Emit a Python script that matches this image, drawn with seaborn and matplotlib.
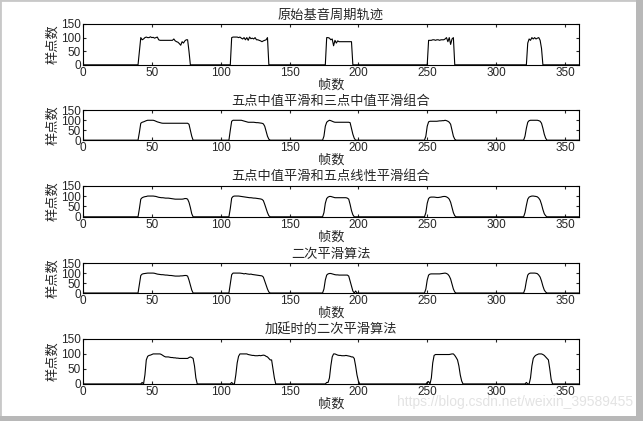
import matplotlib
matplotlib.use("Agg")
import matplotlib.pyplot as plt
import numpy as np
import pandas as pd
import seaborn as sns
from matplotlib.patches import Rectangle

# frame axis and panel titles
n_frames = 361
titles = ["原始基音周期轨迹", "五点中值平滑和三点中值平滑组合", "五点中值平滑和五点线性平滑组合",
          "二次平滑算法", "加延时的二次平滑算法"]
x_label = "帧数"
y_label = "样点数"
x_ticks = [0, 50, 100, 150, 200, 250, 300, 350]
y_ticks = [0, 50, 100, 150]

# voiced segments per panel: start frames + values (zero elsewhere)
raw_starts = [41, 108, 177, 251, 323]
raw_segments = [
    [50, 100, 92, 95, 100, 102, 100, 100, 103, 100, 101, 98, 100, 102, 92, 90, 90, 90, 90,
     90, 90, 90, 90, 90, 90, 95, 88, 85, 83, 78, 72, 85, 80, 88, 92, 92, 50, 0],
    [100, 102, 102, 102, 102, 100, 102, 98, 95, 100, 92, 100, 90, 102, 96, 98, 95, 100, 92,
     92, 90, 88, 85, 88, 90, 92, 100, 0],
    [100, 100, 98, 92, 95, 70, 90, 80, 88, 85, 85, 85, 85, 85, 85, 85, 85, 85, 85, 0],
    [90, 90, 90, 92, 92, 90, 92, 92, 90, 92, 92, 92, 95, 100, 85, 100, 75, 95, 100, 0],
    [80, 95, 90, 100, 95, 100, 95, 98, 100, 90, 60, 0],
]

med_starts = [40, 106, 174, 248, 320]
med_segments = [
    [0, 40, 85, 90, 92, 95, 98, 100, 100, 100, 100, 100, 98, 95, 92, 90, 88, 86, 85, 85, 85,
     85, 85, 85, 85, 85, 85, 85, 85, 85, 85, 85, 85, 85, 85, 85, 85, 80, 50, 20, 0],
    [0, 50, 95, 100, 100, 100, 100, 100, 100, 100, 98, 96, 94, 92, 90, 90, 90, 90, 90, 89,
     88, 88, 87, 86, 85, 82, 70, 45, 20, 5, 0],
    [0, 20, 70, 90, 96, 100, 98, 95, 92, 90, 90, 90, 90, 90, 90, 90, 90, 90, 90, 90, 88, 60,
     30, 10, 0],
    [0, 20, 70, 92, 95, 95, 95, 95, 95, 95, 96, 97, 97, 98, 98, 100, 98, 95, 90, 80, 50, 20,
     5, 0, 0],
    [0, 20, 60, 90, 98, 100, 100, 100, 100, 100, 100, 98, 95, 85, 60, 30, 10, 0, 0],
]

lin_starts = [40, 106, 174, 248, 320]
lin_segments = [
    [0, 40, 85, 92, 95, 97, 98, 100, 100, 100, 100, 100, 99, 98, 96, 94, 93, 92, 92, 91, 90,
     90, 90, 89, 88, 87, 86, 85, 85, 85, 85, 85, 85, 86, 88, 88, 85, 70, 45, 15, 0],
    [0, 40, 90, 98, 100, 100, 100, 100, 99, 98, 97, 96, 95, 94, 93, 92, 92, 91, 90, 90, 89,
     88, 87, 86, 84, 78, 60, 40, 20, 5, 0],
    [0, 20, 65, 88, 95, 98, 98, 96, 94, 92, 92, 92, 92, 92, 92, 92, 92, 92, 90, 85, 60, 30,
     10, 0, 0],
    [0, 20, 65, 88, 94, 95, 95, 95, 94, 93, 93, 94, 95, 97, 98, 98, 96, 92, 85, 70, 45, 20,
     5, 0, 0],
    [0, 20, 55, 85, 95, 98, 100, 100, 99, 98, 96, 90, 80, 60, 35, 15, 5, 0, 0],
]

twice_starts = [40, 106, 174, 248, 320]
twice_segments = [
    [0, 45, 88, 95, 97, 98, 99, 100, 100, 100, 100, 100, 99, 97, 95, 94, 93, 92, 92, 91, 90,
     90, 89, 88, 88, 87, 86, 85, 85, 85, 85, 86, 86, 87, 88, 88, 85, 65, 40, 15, 0],
    [0, 45, 92, 100, 100, 100, 100, 100, 100, 99, 98, 96, 98, 96, 95, 94, 95, 93, 92, 91, 90,
     89, 88, 87, 86, 80, 60, 40, 20, 5, 0],
    [0, 20, 65, 90, 96, 98, 98, 96, 94, 92, 91, 91, 90, 90, 90, 90, 90, 90, 90, 85, 60, 35,
     10, 0, 10, 0],
    [0, 20, 65, 90, 95, 96, 96, 96, 96, 96, 96, 96, 97, 98, 99, 100, 98, 94, 85, 70, 45, 20,
     5, 0, 0],
    [0, 20, 60, 90, 98, 100, 100, 100, 100, 99, 97, 90, 80, 60, 35, 15, 5, 0, 0],
]

delay_starts = [42, 107, 176, 249, 321]
delay_segments = [
    [0, 5, 0, 30, 80, 92, 95, 96, 98, 100, 100, 100, 100, 100, 100, 98, 95, 92, 90, 90, 90,
     89, 88, 88, 87, 87, 86, 86, 85, 85, 85, 85, 85, 85, 85, 88, 90, 88, 85, 60, 20, 0, 0],
    [0, 5, 0, 0, 30, 70, 92, 100, 100, 100, 100, 100, 100, 98, 97, 96, 95, 95, 94, 94, 94,
     95, 94, 95, 96, 95, 92, 90, 85, 80, 80, 50, 20, 0, 0],
    [0, 5, 5, 20, 60, 90, 100, 100, 98, 96, 95, 95, 94, 94, 94, 95, 94, 93, 92, 90, 90, 85,
     60, 30, 10, 0, 0],
    [0, 5, 8, 0, 20, 70, 95, 98, 98, 98, 98, 98, 98, 98, 98, 98, 98, 98, 99, 100, 100, 95,
     88, 80, 60, 30, 10, 0, 0],
    [0, 5, 0, 0, 20, 60, 85, 92, 96, 98, 100, 100, 100, 98, 95, 90, 85, 80, 50, 15, 0, 0],
]

panels = [
    (raw_starts, raw_segments),
    (med_starts, med_segments),
    (lin_starts, lin_segments),
    (twice_starts, twice_segments),
    (delay_starts, delay_segments),
]

# axes boxes in figure fraction [left, bottom, width, height]
boxes = [
    [0.129, 0.846, 0.771, 0.097],
    [0.129, 0.667, 0.771, 0.071],
    [0.129, 0.485, 0.771, 0.074],
    [0.129, 0.304, 0.771, 0.071],
    [0.129, 0.088, 0.771, 0.107],
]


def build_track(starts, segments):
    track = np.zeros(n_frames)
    for start, values in zip(starts, segments):
        track[start:start + len(values)] = values
    return pd.DataFrame({"frame": np.arange(n_frames), "value": track})


sns.set_style("ticks")
plt.rcParams["font.family"] = ["Liberation Sans", "Noto Sans CJK SC", "DejaVu Sans"]
plt.rcParams["xtick.direction"] = "in"
plt.rcParams["ytick.direction"] = "in"

fig = plt.figure(figsize=(6.43, 4.21), dpi=100)
fig.patch.set_facecolor("white")

for (starts, segments), box, title in zip(panels, boxes, titles):
    ax = fig.add_axes(box)
    data = build_track(starts, segments)
    sns.lineplot(data=data, x="frame", y="value", ax=ax, color="black", linewidth=0.8)
    ax.set_xlim(0, 360)
    ax.set_ylim(0, 150)
    ax.set_xticks(x_ticks)
    ax.set_yticks(y_ticks)
    ax.tick_params(labelsize=8.5, length=2.5, width=0.8, top=True, right=True, pad=1.5)
    ax.set_title(title, fontsize=9.5, pad=4)
    ax.set_xlabel(x_label, fontsize=9.5, labelpad=0)
    ax.set_ylabel(y_label, fontsize=9.5, labelpad=1)
    for spine in ax.spines.values():
        spine.set_linewidth(0.8)
        spine.set_color("black")

# screenshot window frame and watermark
fig.patches.append(Rectangle((0, 0), 1, 1, transform=fig.transFigure,
                             fill=False, edgecolor="#c8c8c8", linewidth=2, zorder=0))
fig.patches.append(Rectangle((636 / 643, 0), 7 / 643, 1, transform=fig.transFigure,
                             facecolor="#b8b8b8", edgecolor="none", zorder=0))
fig.patches.append(Rectangle((0, 0), 1, 5 / 421, transform=fig.transFigure,
                             facecolor="#b8b8b8", edgecolor="none", zorder=0))
fig.text(0.985, 0.045, "https://blog.csdn.net/weixin_39589455", ha="right", va="center",
         fontsize=10, color="#e3e3e3", family=["Liberation Sans", "DejaVu Sans"])

fig.savefig("out.png", dpi=100)
plt.close(fig)
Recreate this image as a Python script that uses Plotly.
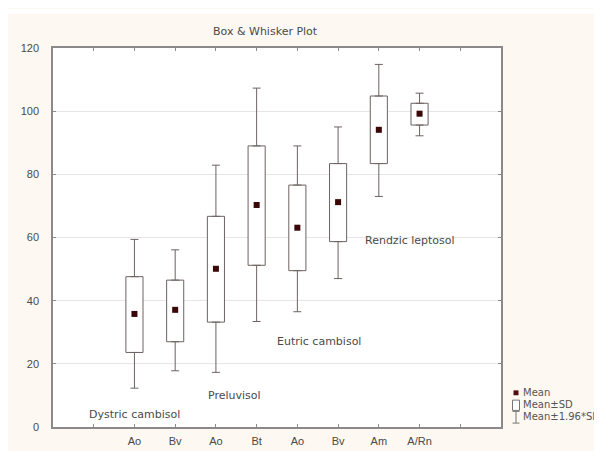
import plotly.graph_objects as go

categories = ["Ao", "Bv", "Ao", "Bt", "Ao", "Bv", "Am", "A/Rn"]
means = [35.8, 37.1, 50.1, 70.3, 63.1, 71.2, 94.1, 99.2]
sd_low = [23.6, 27.0, 33.2, 51.2, 49.5, 58.7, 83.4, 95.6]
sd_high = [47.6, 46.5, 66.7, 89.0, 76.6, 83.4, 104.8, 102.5]
ci_low = [12.3, 17.8, 17.3, 33.4, 36.5, 47.0, 73.0, 92.2]
ci_high = [59.4, 56.1, 82.9, 107.3, 89.0, 95.0, 114.8, 105.7]

group_labels = ["Dystric cambisol", "Preluvisol", "Eutric cambisol", "Rendzic leptosol"]
group_label_x = [1.0, 3.46, 5.52, 7.77]
group_label_y = [4.0, 10.0, 27.2, 59.0]

positions = list(range(1, len(categories) + 1))
tick_vals = list(range(0, len(categories) + 2))
tick_text = [""] + categories + [""]

W, H = 602, 451
L, R, T, B = 45, 109, 40, 23
pw, ph = W - L - R, H - T - B

def px(x):
    return (x - L) / pw

def py(y):
    return (H - B - y) / ph

sans = "Liberation Sans, Arial, sans-serif"
wide = "DejaVu Sans, Verdana, sans-serif"
box_line = "#6e6262"
txt_col = "#4a4a4a"

fig = go.Figure()
# upper whiskers
fig.add_trace(go.Scatter(
    x=positions, y=sd_high, mode="markers",
    marker=dict(size=1, color="rgba(0,0,0,0)"),
    error_y=dict(type="data", symmetric=False,
                 array=[h - s for h, s in zip(ci_high, sd_high)],
                 arrayminus=[0] * len(categories),
                 color=box_line, thickness=1, width=4),
    showlegend=False, hoverinfo="skip",
))
# lower whiskers
fig.add_trace(go.Scatter(
    x=positions, y=sd_low, mode="markers",
    marker=dict(size=1, color="rgba(0,0,0,0)"),
    error_y=dict(type="data", symmetric=False,
                 array=[0] * len(categories),
                 arrayminus=[s - l for s, l in zip(sd_low, ci_low)],
                 color=box_line, thickness=1, width=4),
    showlegend=False, hoverinfo="skip",
))
# boxes (mean ± SD)
fig.add_trace(go.Bar(
    x=positions,
    base=sd_low,
    y=[h - l for h, l in zip(sd_high, sd_low)],
    width=0.42,
    marker=dict(color="white", line=dict(color=box_line, width=1)),
    showlegend=False, hoverinfo="skip",
))
# means
fig.add_trace(go.Scatter(
    x=positions, y=means, mode="markers",
    marker=dict(symbol="square", size=6, color="#3a0606"),
    showlegend=False, hoverinfo="skip",
))

for t, x, y in zip(group_labels, group_label_x, group_label_y):
    fig.add_annotation(x=x, y=y, text=t, showarrow=False,
                       font=dict(family=wide, size=11, color=txt_col),
                       xanchor="center", yanchor="middle")

fig.add_annotation(xref="paper", yref="paper", x=px(257.5), y=py(23),
                   text="Box & Whisker Plot", showarrow=False,
                   font=dict(family=wide, size=11, color=txt_col),
                   xanchor="center", yanchor="middle")

# legend (drawn manually)
leg_font = dict(family=wide, size=10, color="#555")
fig.add_shape(type="rect", xref="paper", yref="paper",
              x0=px(505.5), x1=px(510.5), y0=py(395.5), y1=py(390.5),
              fillcolor="#5a0a0a", line=dict(width=0))
fig.add_shape(type="rect", xref="paper", yref="paper",
              x0=px(504.5), x1=px(511.5), y0=py(411), y1=py(400.5),
              fillcolor="white", line=dict(color="#777", width=1))
fig.add_shape(type="line", xref="paper", yref="paper",
              x0=px(508), x1=px(508), y0=py(412), y1=py(424),
              line=dict(color="#777", width=1))
for yy in (412, 424):
    fig.add_shape(type="line", xref="paper", yref="paper",
                  x0=px(504.5), x1=px(511.5), y0=py(yy), y1=py(yy),
                  line=dict(color="#777", width=1))
for txt, yy in (("Mean", 393), ("Mean±SD", 405), ("Mean±1.96*SD", 417)):
    fig.add_annotation(xref="paper", yref="paper", x=px(513), y=py(yy),
                       text=txt, showarrow=False, font=leg_font,
                       xanchor="left", yanchor="middle")

# white strip at top of image
fig.add_shape(type="rect", xref="paper", yref="paper",
              x0=px(0), x1=px(W), y0=py(0), y1=py(5),
              fillcolor="white", line=dict(width=0), layer="below")

fig.update_layout(
    width=W, height=H,
    margin=dict(l=L, r=R, t=T, b=B, pad=0),
    paper_bgcolor="#fdf8f1",
    plot_bgcolor="white",
    showlegend=False,
    font=dict(family=sans, size=10, color=txt_col),
)
fig.update_xaxes(
    range=[-1, len(categories) + 2],
    tickmode="array", tickvals=tick_vals, ticktext=tick_text,
    showgrid=False, zeroline=False,
    showline=True, linecolor="#8a8a8a", linewidth=1.5, mirror="ticks",
    ticks="inside", ticklen=3, tickcolor="#8a8a8a",
    ticklabelstandoff=3,
    tickfont=dict(family=sans, size=11, color=txt_col),
)
fig.update_yaxes(
    range=[0, 120], tickvals=[0, 20, 40, 60, 80, 100, 120],
    showgrid=True, gridcolor="#e6e6e6", gridwidth=1, zeroline=False,
    showline=True, linecolor="#8a8a8a", linewidth=1.5, mirror="ticks",
    ticks="inside", ticklen=3, tickcolor="#8a8a8a",
    ticklabelstandoff=10,
    tickfont=dict(family=sans, size=11, color=txt_col),
)

fig.write_html("out.html")
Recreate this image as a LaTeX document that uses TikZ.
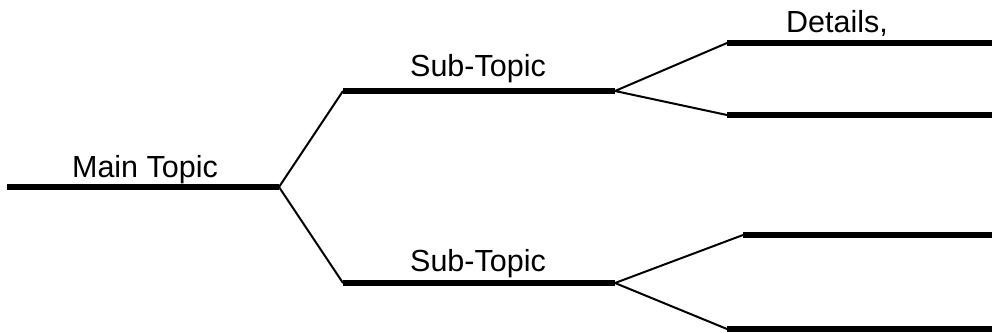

(STATED TASK): Report how many lines hold the string "Recreate", giving the number and nothing else.

(TASK RESPONSE): 2